Your objective:
Determine which lines contain the word "page", then copy those lines.
** BEGIN Dataset records **
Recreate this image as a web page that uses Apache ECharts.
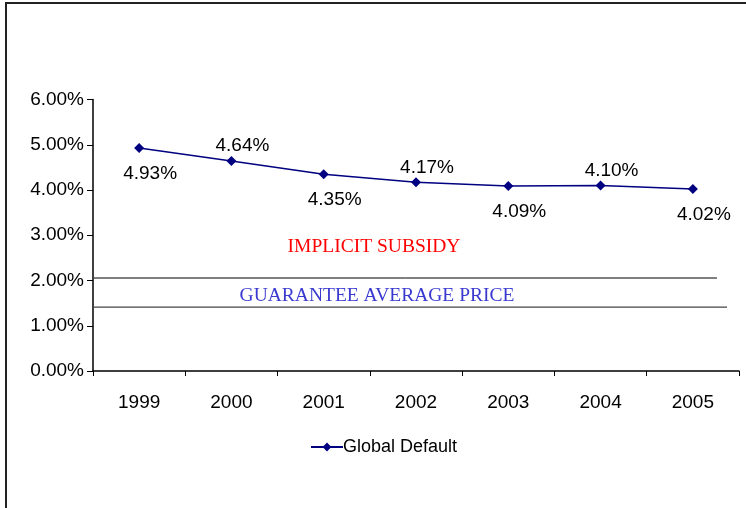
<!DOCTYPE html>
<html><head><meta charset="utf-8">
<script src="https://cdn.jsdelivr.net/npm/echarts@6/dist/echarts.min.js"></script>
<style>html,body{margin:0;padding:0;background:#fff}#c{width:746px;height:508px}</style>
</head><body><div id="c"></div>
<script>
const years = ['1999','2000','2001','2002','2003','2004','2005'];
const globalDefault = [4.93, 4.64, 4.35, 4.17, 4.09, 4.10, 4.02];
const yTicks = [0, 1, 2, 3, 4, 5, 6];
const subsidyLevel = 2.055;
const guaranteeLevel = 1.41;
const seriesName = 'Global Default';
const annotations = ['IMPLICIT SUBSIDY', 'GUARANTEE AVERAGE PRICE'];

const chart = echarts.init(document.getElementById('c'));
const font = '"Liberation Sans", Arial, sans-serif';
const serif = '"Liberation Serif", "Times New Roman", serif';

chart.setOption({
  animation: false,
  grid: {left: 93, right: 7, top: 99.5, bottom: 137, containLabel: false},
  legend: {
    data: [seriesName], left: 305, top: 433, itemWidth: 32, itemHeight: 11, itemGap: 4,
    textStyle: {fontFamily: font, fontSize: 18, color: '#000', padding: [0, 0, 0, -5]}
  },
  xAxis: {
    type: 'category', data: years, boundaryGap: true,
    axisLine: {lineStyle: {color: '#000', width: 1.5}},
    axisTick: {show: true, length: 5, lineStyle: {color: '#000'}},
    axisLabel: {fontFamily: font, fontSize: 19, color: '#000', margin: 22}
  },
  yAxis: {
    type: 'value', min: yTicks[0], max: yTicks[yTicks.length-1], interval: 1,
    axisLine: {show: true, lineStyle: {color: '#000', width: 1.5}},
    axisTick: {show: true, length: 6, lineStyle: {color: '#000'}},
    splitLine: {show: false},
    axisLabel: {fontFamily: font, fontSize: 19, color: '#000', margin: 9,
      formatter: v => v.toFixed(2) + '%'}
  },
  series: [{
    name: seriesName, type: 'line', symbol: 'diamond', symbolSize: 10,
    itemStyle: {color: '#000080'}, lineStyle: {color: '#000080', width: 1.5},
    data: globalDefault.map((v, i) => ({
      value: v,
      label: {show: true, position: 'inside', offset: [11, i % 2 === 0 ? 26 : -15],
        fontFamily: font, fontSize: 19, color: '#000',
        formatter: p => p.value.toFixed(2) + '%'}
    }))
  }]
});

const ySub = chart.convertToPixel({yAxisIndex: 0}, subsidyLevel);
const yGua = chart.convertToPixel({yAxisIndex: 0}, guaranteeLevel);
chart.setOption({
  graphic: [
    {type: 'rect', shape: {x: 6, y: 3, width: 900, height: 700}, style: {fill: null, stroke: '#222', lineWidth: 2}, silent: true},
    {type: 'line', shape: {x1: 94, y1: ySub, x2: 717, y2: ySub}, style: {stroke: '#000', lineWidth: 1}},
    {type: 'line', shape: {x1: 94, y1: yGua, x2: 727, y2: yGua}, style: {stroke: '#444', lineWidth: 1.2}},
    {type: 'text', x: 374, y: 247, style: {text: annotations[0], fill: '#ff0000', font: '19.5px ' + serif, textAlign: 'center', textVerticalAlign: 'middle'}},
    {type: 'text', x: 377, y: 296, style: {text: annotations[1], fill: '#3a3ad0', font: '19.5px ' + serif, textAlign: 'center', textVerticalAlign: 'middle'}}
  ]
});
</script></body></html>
** END Dataset records **
** BEGIN Dataset records **
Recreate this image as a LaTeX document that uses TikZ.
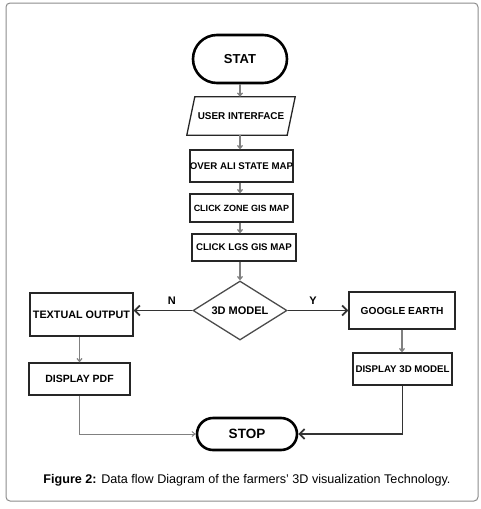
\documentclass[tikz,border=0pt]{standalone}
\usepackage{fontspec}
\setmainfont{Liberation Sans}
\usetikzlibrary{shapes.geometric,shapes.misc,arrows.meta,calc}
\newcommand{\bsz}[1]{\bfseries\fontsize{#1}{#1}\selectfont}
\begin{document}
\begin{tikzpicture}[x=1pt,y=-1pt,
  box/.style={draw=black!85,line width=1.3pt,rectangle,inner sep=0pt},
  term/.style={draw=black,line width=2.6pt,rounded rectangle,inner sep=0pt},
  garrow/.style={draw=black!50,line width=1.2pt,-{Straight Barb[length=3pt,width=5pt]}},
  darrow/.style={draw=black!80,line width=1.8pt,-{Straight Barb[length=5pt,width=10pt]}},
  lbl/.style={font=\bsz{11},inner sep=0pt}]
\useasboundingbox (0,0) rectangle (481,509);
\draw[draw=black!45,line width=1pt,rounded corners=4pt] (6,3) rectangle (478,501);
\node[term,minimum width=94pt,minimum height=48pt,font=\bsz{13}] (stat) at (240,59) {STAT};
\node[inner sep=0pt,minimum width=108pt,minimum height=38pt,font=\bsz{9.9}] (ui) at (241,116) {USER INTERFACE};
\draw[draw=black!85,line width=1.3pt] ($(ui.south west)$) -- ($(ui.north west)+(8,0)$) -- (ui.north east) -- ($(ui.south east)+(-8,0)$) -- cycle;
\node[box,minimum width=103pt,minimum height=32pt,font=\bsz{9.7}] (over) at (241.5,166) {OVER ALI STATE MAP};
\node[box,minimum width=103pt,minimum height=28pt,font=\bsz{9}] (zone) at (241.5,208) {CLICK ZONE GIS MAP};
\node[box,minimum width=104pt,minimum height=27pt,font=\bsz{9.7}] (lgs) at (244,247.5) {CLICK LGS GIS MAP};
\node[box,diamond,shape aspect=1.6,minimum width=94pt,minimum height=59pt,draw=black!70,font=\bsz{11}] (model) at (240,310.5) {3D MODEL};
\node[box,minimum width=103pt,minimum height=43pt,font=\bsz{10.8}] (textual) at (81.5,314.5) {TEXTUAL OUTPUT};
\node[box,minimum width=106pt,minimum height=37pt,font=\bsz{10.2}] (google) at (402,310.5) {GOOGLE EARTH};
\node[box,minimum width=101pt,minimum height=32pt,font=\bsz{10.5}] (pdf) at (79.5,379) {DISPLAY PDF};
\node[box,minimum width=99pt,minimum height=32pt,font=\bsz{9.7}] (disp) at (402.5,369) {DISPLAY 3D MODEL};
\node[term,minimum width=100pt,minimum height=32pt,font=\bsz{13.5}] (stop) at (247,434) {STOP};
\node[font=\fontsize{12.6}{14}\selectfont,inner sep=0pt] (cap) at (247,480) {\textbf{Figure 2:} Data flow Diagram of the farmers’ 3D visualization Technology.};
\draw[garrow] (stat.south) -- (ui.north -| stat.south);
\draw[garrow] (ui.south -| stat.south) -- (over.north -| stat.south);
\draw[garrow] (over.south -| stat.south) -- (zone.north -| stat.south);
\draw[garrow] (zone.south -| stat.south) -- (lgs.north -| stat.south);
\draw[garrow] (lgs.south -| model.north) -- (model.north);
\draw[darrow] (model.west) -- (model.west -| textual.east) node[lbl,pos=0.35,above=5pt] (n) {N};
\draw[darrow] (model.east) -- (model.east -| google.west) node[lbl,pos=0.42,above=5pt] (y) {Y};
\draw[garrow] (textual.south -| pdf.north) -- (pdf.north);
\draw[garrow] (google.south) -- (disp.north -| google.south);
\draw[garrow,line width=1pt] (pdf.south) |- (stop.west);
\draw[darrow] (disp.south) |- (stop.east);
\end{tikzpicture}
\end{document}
** END Dataset records **
** BEGIN Dataset records **
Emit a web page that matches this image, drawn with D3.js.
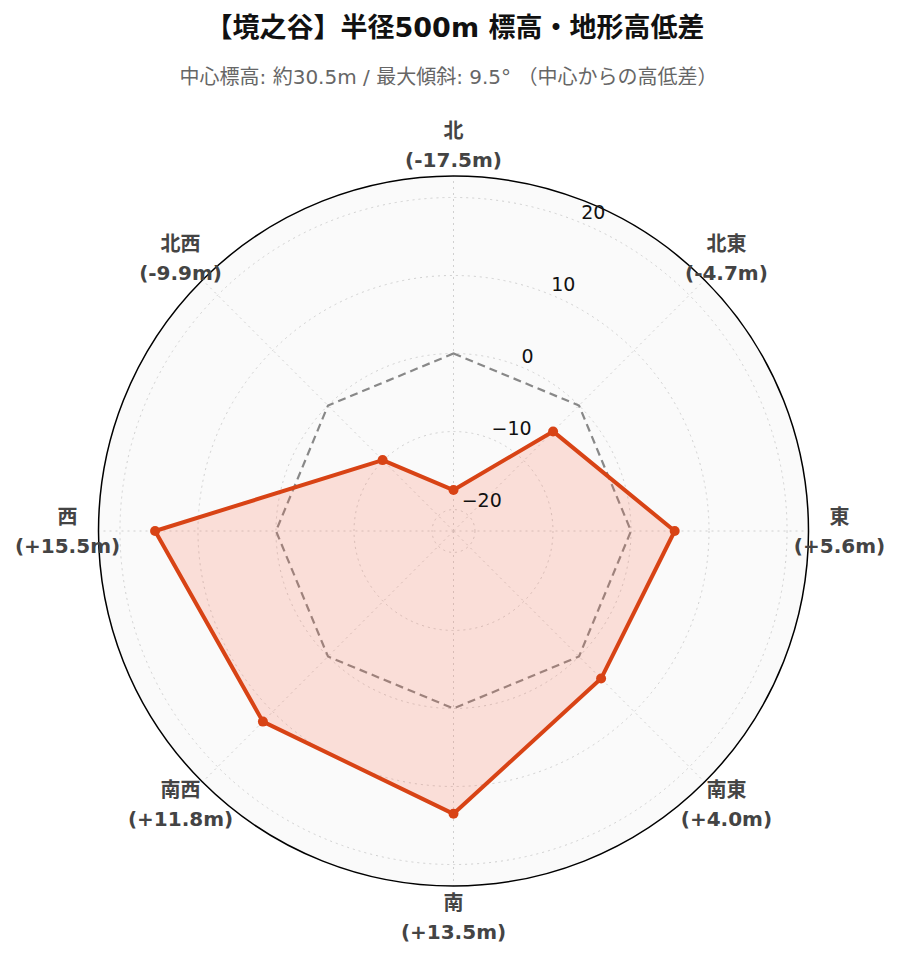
** END Dataset records **
Answer to the problem:
Recreate this image as a web page that uses Apache ECharts.
Emit a web page that matches this image, drawn with D3.js.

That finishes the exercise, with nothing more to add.